Does this mean large organizations will not use the public cloud? Can they give up what we have always learned is a mandatory requirement for them? Reality shows us that this is not the case, and the cloud is full of large organizations’ workloads. So how can we align this with what we have learned? Why would they suddenly agree to accept less?
I believe the answer is in the balance between the various benefits and needs of the user – the fundamental question that is the foundation of every technological revolution: What do users have to give up, vs. what they would gain by doing so? A classical example would be the introduction of mobile phones. You may remember how the voice quality in the early cell phones was not that great, or worse. It was common to hear people say: “let me call you back from a landline”. The wireline telephony has just completed its migration to 64kbps digital transmission, with a crystal clear audio, while the new emerging cellular phones had much worse audio quality, with either analog transmission (1G) or lower bit-rate (12kbps) coded audio (2G) over a digital network. A conversation over the cellular network was not as clear and fluent as it used to be on landline phones, however the benefit of mobility compensated for it and cellular phones took the market by a storm. The consumers were willing to trade-off audio quality for the benefit of being able to make a phone call from practically everywhere. Twenty years later the first iPhone have made an entrance and history repeated itself. Audio quality was poor, worse than other, existing cell phones, and many questioned the viability of this new telephone with such low-quality audio capabilities. However the value of the new “smartphone” with its applications, internet connectivity and app-store has proven once again that if consumers are provided with sufficient benefits, they are willing to forego some of their original “requirements” and embrace the new technology for its new benefits.

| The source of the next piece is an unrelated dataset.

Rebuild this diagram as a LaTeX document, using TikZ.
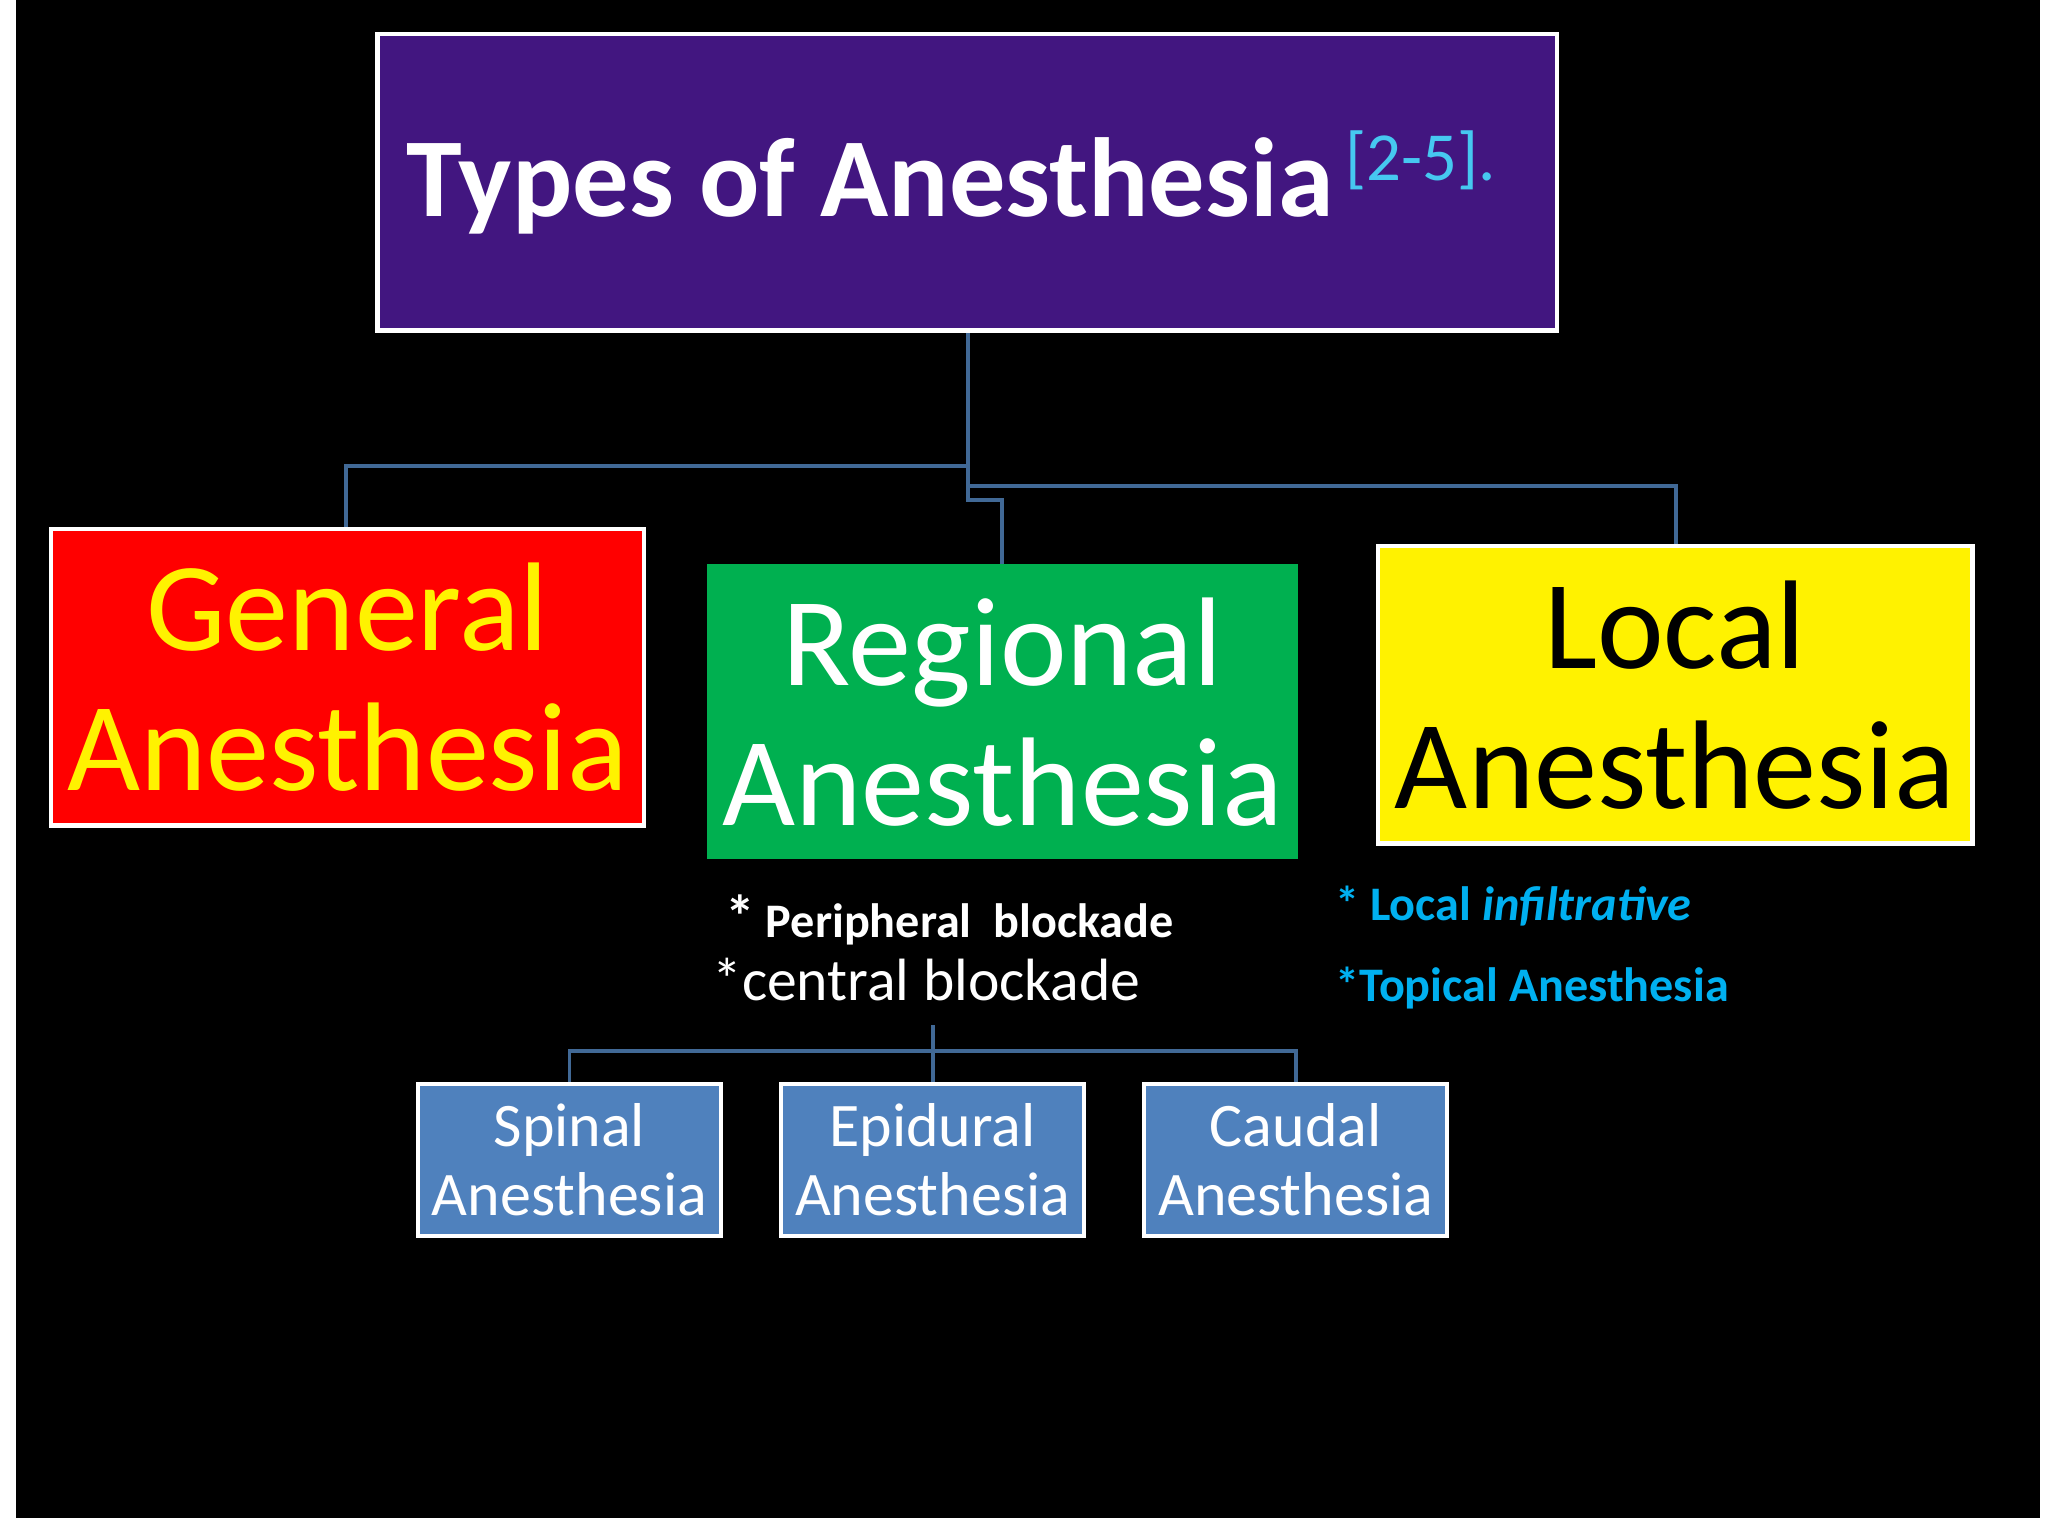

I believe a similar trend can be observed with the public cloud. The public cloud provides users with benefits which drives them to waive some of the requirements they set for their traditional IT. They get a much simpler consumption model, with no need to worry about purchasing hardware and software, nor operating it, OPEX vs. CAPEX, a variety of services they can leverage to build their new applications etc. For all of this they are willing to give up their complete control on the infrastructure, optimization of the hardware and software for performance and scale (which is replaced by modular, scale-out design that adds more resources as needed), control over the security of the environment, and probably even lower security mechanisms (e.g. try to build an air-gap isolated recovery system in a public cloud…).
So will the public cloud “limitations” prevent larger organizations from moving workloads to it? Learning from history, it probably will not. If sufficient benefits are offered, people will move away from their existing position and will adopt a new stance, even if this means changing some fundamental assumptions or requirements they have always thought to be mandatory. Just think about the success of the new “phone with poor quality phone calls”.